● Exercise requirements
Go through the material below and copy each line where the word "script" appears.

(Collected data entries)
-- Begin --

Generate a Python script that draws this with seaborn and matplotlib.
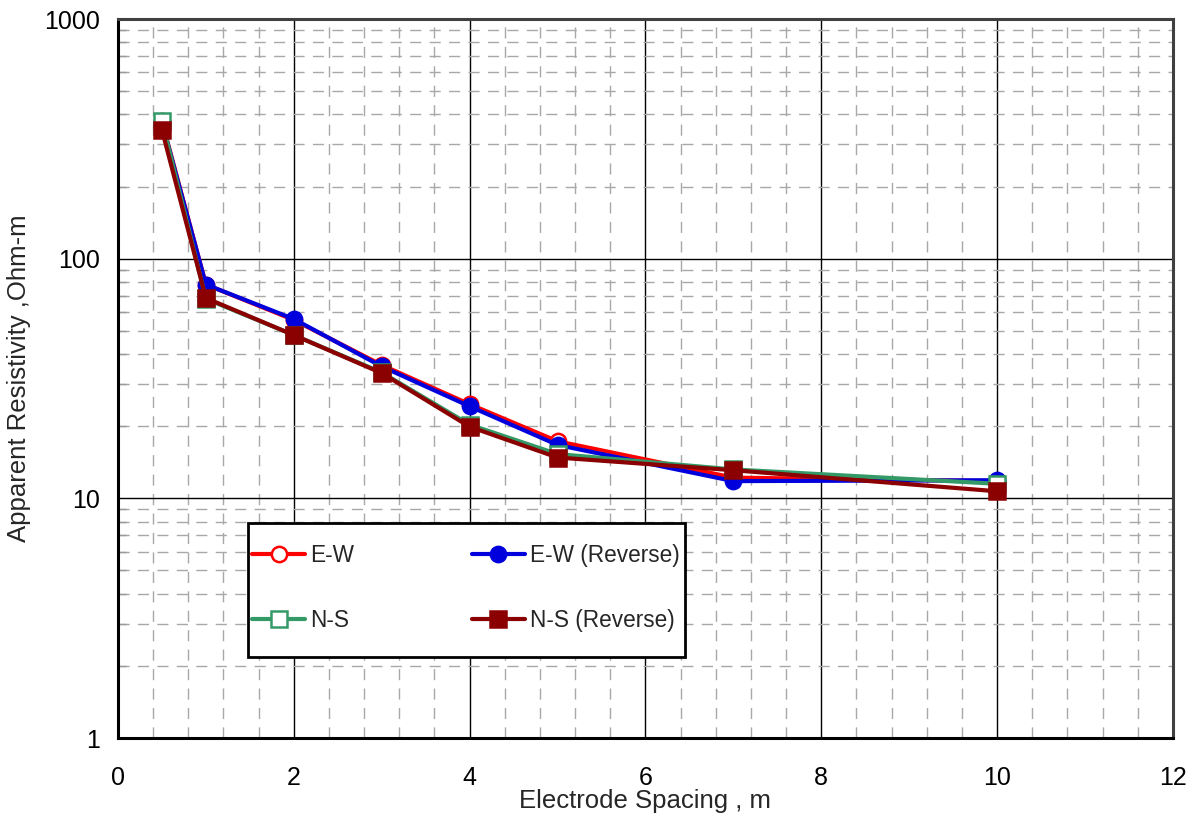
import numpy as np
import pandas as pd
import matplotlib
matplotlib.use('Agg')
import matplotlib.pyplot as plt
import seaborn as sns
from matplotlib.patches import Rectangle
from matplotlib.ticker import MultipleLocator, LogLocator, NullFormatter, FixedLocator, FixedFormatter

# DATA
spacing = [0.5, 1, 2, 3, 4, 5, 7, 10]
ew = [375, 78, 55.5, 36, 24.7, 17.3, 12.2, 11.8]
ew_rev = [370, 78, 56, 35.5, 24.2, 16.7, 11.8, 11.9]
ns = [375, 68, 48, 33.5, 20.3, 15.3, 13.2, 11.5]
ns_rev = [345, 68.5, 48, 33.3, 19.9, 14.8, 13.1, 10.7]

sns.set_style('white')
plt.rcParams['font.family'] = ['Liberation Sans', 'DejaVu Sans']

fig = plt.figure(figsize=(11.94, 8.19), dpi=100)
ax = fig.add_axes([0.0988, 0.0989, 0.8836, 0.8779])

series = [
    ('E-W', ew, '#FF0000', 'o', 'white'),
    ('E-W (Reverse)', ew_rev, '#0000DD', 'o', '#0000DD'),
    ('N-S', ns, '#339966', 's', 'white'),
    ('N-S (Reverse)', ns_rev, '#8B0000', 's', '#8B0000'),
]

for name, vals, col, mk, fc in series:
    df = pd.DataFrame({'x': spacing, 'y': vals})
    sns.lineplot(data=df, x='x', y='y', ax=ax, color=col, linewidth=3,
                 marker=mk, markersize=11, markerfacecolor=fc,
                 markeredgecolor=col, markeredgewidth=1.8, label=name)

ax.set_yscale('log')
ax.set_xlim(0, 12)
ax.set_ylim(1, 1000)

# TICKS
ax.xaxis.set_major_locator(MultipleLocator(2))
ax.xaxis.set_minor_locator(MultipleLocator(0.4))
ax.yaxis.set_major_locator(FixedLocator([1, 10, 100, 1000]))
ax.yaxis.set_major_formatter(FixedFormatter(['1', '10', '100', '1000']))
ax.yaxis.set_minor_locator(LogLocator(base=10, subs=np.arange(2, 10)))
ax.yaxis.set_minor_formatter(NullFormatter())

ax.tick_params(axis='both', which='major', direction='inout', length=14,
               width=2, labelsize=18, colors='black')
ax.tick_params(axis='x', which='major', pad=13)
ax.tick_params(axis='y', which='major', pad=6)
ax.tick_params(axis='y', which='minor', direction='in', length=6,
               width=1, color='#999999', left=True)
ax.tick_params(axis='x', which='minor', length=0)

# GRID
ax.grid(True, which='major', color='black', linewidth=1, linestyle='-')
ax.grid(True, which='minor', color='#a8a8a8', linewidth=1,
        linestyle=(0, (8, 6)))
ax.set_axisbelow(True)

for side in ['left', 'bottom']:
    ax.spines[side].set_color('black')
    ax.spines[side].set_linewidth(2.2)
for side in ['top', 'right']:
    ax.spines[side].set_color('#404040')
    ax.spines[side].set_linewidth(2.2)

ax.set_xlabel('Electrode Spacing , m', fontsize=18.5)
ax.set_ylabel('Apparent Resistivity ,Ohm-m', fontsize=18.5)
ax.xaxis.set_label_coords(0.5, -0.071)
ax.yaxis.set_label_coords(-0.0825, 0.5)

# LEGEND (own frame, items laid out in rows)
ax.add_patch(Rectangle((0.1232, 0.1127), 0.4142, 0.1864, transform=ax.transAxes,
                       facecolor='white', edgecolor='black', linewidth=2,
                       zorder=4.5))
h, labs = ax.get_legend_handles_labels()
order = [0, 2, 1, 3]
ax.legend([h[i] for i in order], [labs[i] for i in order],
          loc='center left', bbox_to_anchor=(0.127, 0.2086), ncol=2,
          fontsize=16.3, frameon=False, labelspacing=1.87, handlelength=2.35,
          handletextpad=0.22, columnspacing=5.2, borderaxespad=0, borderpad=0)

fig.savefig('out.png', dpi=100)
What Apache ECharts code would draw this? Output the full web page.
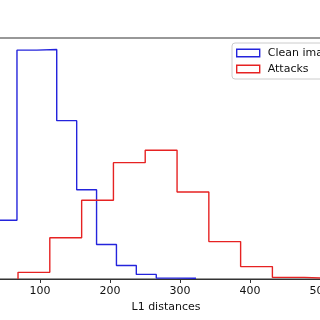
<!DOCTYPE html>
<html><head><meta charset="utf-8">
<script src="https://cdn.jsdelivr.net/npm/echarts/dist/echarts.min.js"></script>
<style>html,body{margin:0;padding:0;overflow:hidden;background:#fff;width:320px;height:320px}
#c{position:absolute;left:-50px;top:0;width:450px;height:320px}</style>
</head><body><div id="c"></div>
<script>
const cleanEdges = [38.7, 67.1, 95.5, 123.9, 152.4, 180.8, 209.2, 237.6, 266.1, 294.5, 322.9];
const cleanCounts = [256, 997, 1000, 690, 389, 150, 59, 20, 4, 3];
const attackEdges = [68.6, 114.0, 159.5, 204.9, 250.3, 295.8, 341.2, 386.6, 432.0, 477.5, 522.9];
const attackCounts = [29, 180, 343, 507, 561, 379, 163, 54, 7, 2];
const xTicks = [100, 200, 300, 400, 500];
const seriesNames = ['Clean images', 'Attacks'];
const seriesColors = ['#2424dc', '#e62222'];

function stepPath(edges, counts) {
  const p = [[edges[0], 0]];
  counts.forEach((c, i) => { p.push([edges[i], c]); p.push([edges[i + 1], c]); });
  p.push([edges[edges.length - 1], 0]);
  return p;
}
const yMax = 1.05 * Math.max(...cleanCounts, ...attackCounts);
const chart = echarts.init(document.getElementById('c'), null, {renderer: 'canvas'});
const font = 'DejaVu Sans';
chart.setOption({
  animation: false,
  backgroundColor: '#fff',
  grid: {left: 20, top: 38, width: 392, height: 241, show: true, borderColor: '#333', borderWidth: 1.2, backgroundColor: 'transparent'},
  xAxis: {
    type: 'value', min: 0, max: 560, interval: 100,
    name: 'L1 distances', nameLocation: 'middle', nameGap: 22,
    nameTextStyle: {fontFamily: font, fontSize: 11, color: '#111'},
    axisLine: {show: true, lineStyle: {color: '#333', width: 1.2}},
    axisTick: {show: true, length: 4, lineStyle: {color: '#333', width: 1}},
    axisLabel: {fontFamily: font, fontSize: 11, color: '#111', margin: 7,
      formatter: v => xTicks.indexOf(v) >= 0 ? String(v) : ''},
    splitLine: {show: false}
  },
  yAxis: {type: 'value', min: 0, max: yMax, show: false, splitLine: {show: false}},
  legend: {
    orient: 'vertical', left: 282, top: 43,
    padding: [4, 8, 4, 4], itemGap: 4, itemWidth: 23, itemHeight: 7.5,
    backgroundColor: 'rgba(255,255,255,0.8)', borderColor: '#ccc', borderWidth: 1, borderRadius: 3,
    textStyle: {fontFamily: font, fontSize: 11, color: '#111', lineHeight: 12, padding: [0, 0, 0, 3]},
    data: seriesNames.map((n, i) => ({name: n, icon: 'rect',
      itemStyle: {color: 'transparent', borderColor: seriesColors[i], borderWidth: 1.4}}))
  },
  series: [
    {name: seriesNames[0], type: 'line', data: stepPath(cleanEdges, cleanCounts), symbol: 'none',
      lineStyle: {color: seriesColors[0], width: 1.4}, itemStyle: {color: seriesColors[0]}, z: 2},
    {name: seriesNames[1], type: 'line', data: stepPath(attackEdges, attackCounts), symbol: 'none',
      lineStyle: {color: seriesColors[1], width: 1.4}, itemStyle: {color: seriesColors[1]}, z: 3}
  ]
});
</script></body></html>
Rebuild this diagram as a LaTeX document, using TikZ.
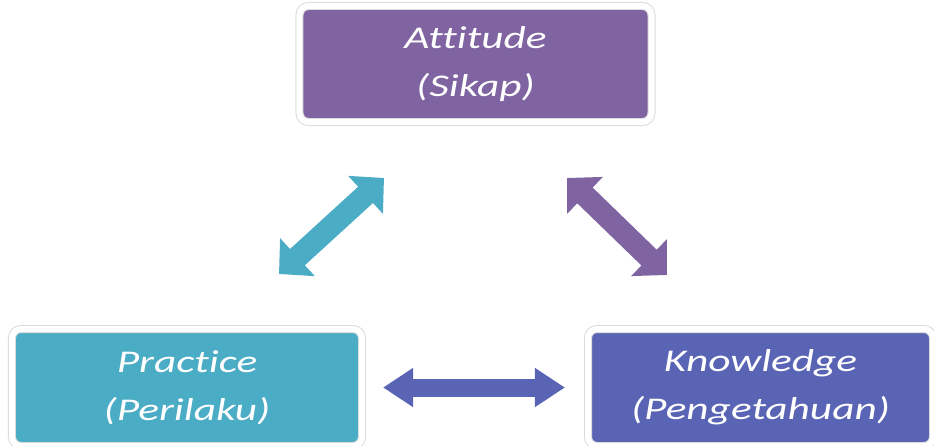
\documentclass[tikz,border=0pt]{standalone}
\usepackage{fontspec}
\usetikzlibrary{arrows.meta}
\newfontfamily\boxfont{Carlito}[FakeStretch=1.37, Ligatures=NoCommon]
\definecolor{attpurple}{HTML}{8064A2}
\definecolor{praccyan}{HTML}{4BACC6}
\definecolor{knowblue}{HTML}{5A64B4}
\tikzset{
 % rounded box with a white rim and a faint grey edge
 kapbox/.style={
  rectangle, rounded corners=0.27cm, fill=#1,
  draw=black!14, line width=0.03cm, double=white, double distance=0.18cm,
  outer sep=0pt, text=white, align=center,
  font=\boxfont\itshape\fontsize{27}{41}\selectfont
 },
 % fat double-headed arrow
 fatarrow/.style args={#1/#2/#3/#4}{
  draw=#1, line width=#2,
  {Triangle[length=#4, width=#3]}-{Triangle[length=#4, width=#3]}
 }
}

\begin{document}
\begin{tikzpicture}[x=0.03cm, y=-0.03cm]
 \useasboundingbox (0, 0) rectangle (934, 445);

 \node [kapbox=attpurple, minimum width=10.56cm, minimum height=3.48cm] (attitude) at (475.5, 64) {Attitude\\(Sikap)};
 \node [kapbox=praccyan, minimum width=10.5cm, minimum height=3.51cm] (practice) at (187, 387.5) {Practice\\(Perilaku)};
 \node [kapbox=knowblue, minimum width=10.35cm, minimum height=3.51cm] (knowledge) at (760.5, 387.5) {Knowledge\\(Pengetahuan)};

 \coordinate (pa-low) at (279, 274);
 \coordinate (pa-high) at (384, 178);
 \coordinate (ak-high) at (567, 178);
 \coordinate (ak-low) at (667, 275);

 \draw [fatarrow=praccyan/0.66cm/1.5cm/0.75cm] (pa-low) -- (pa-high);
 \draw [fatarrow=attpurple/0.66cm/1.5cm/0.75cm] (ak-high) -- (ak-low);
 \draw [fatarrow=knowblue/0.54cm/1.11cm/0.9cm, shorten <=0.63cm, shorten >=0.69cm] (practice.east) -- (knowledge.west);
\end{tikzpicture}
\end{document}
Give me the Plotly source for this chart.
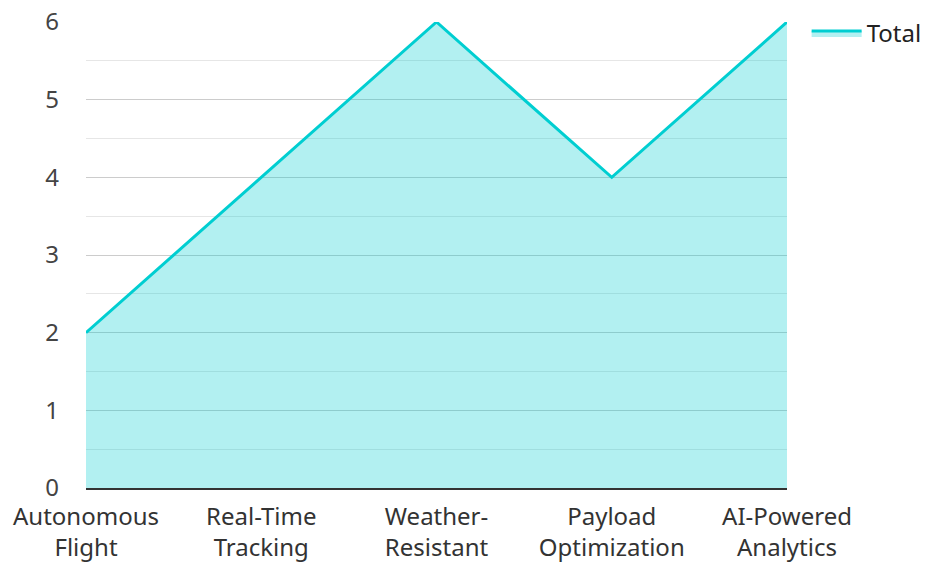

-- End --

● Complete answer
Generate a Python script that draws this with seaborn and matplotlib.
<script src="https://cdn.jsdelivr.net/npm/echarts/dist/echarts.min.js"></script>
<script>
</script></body></html>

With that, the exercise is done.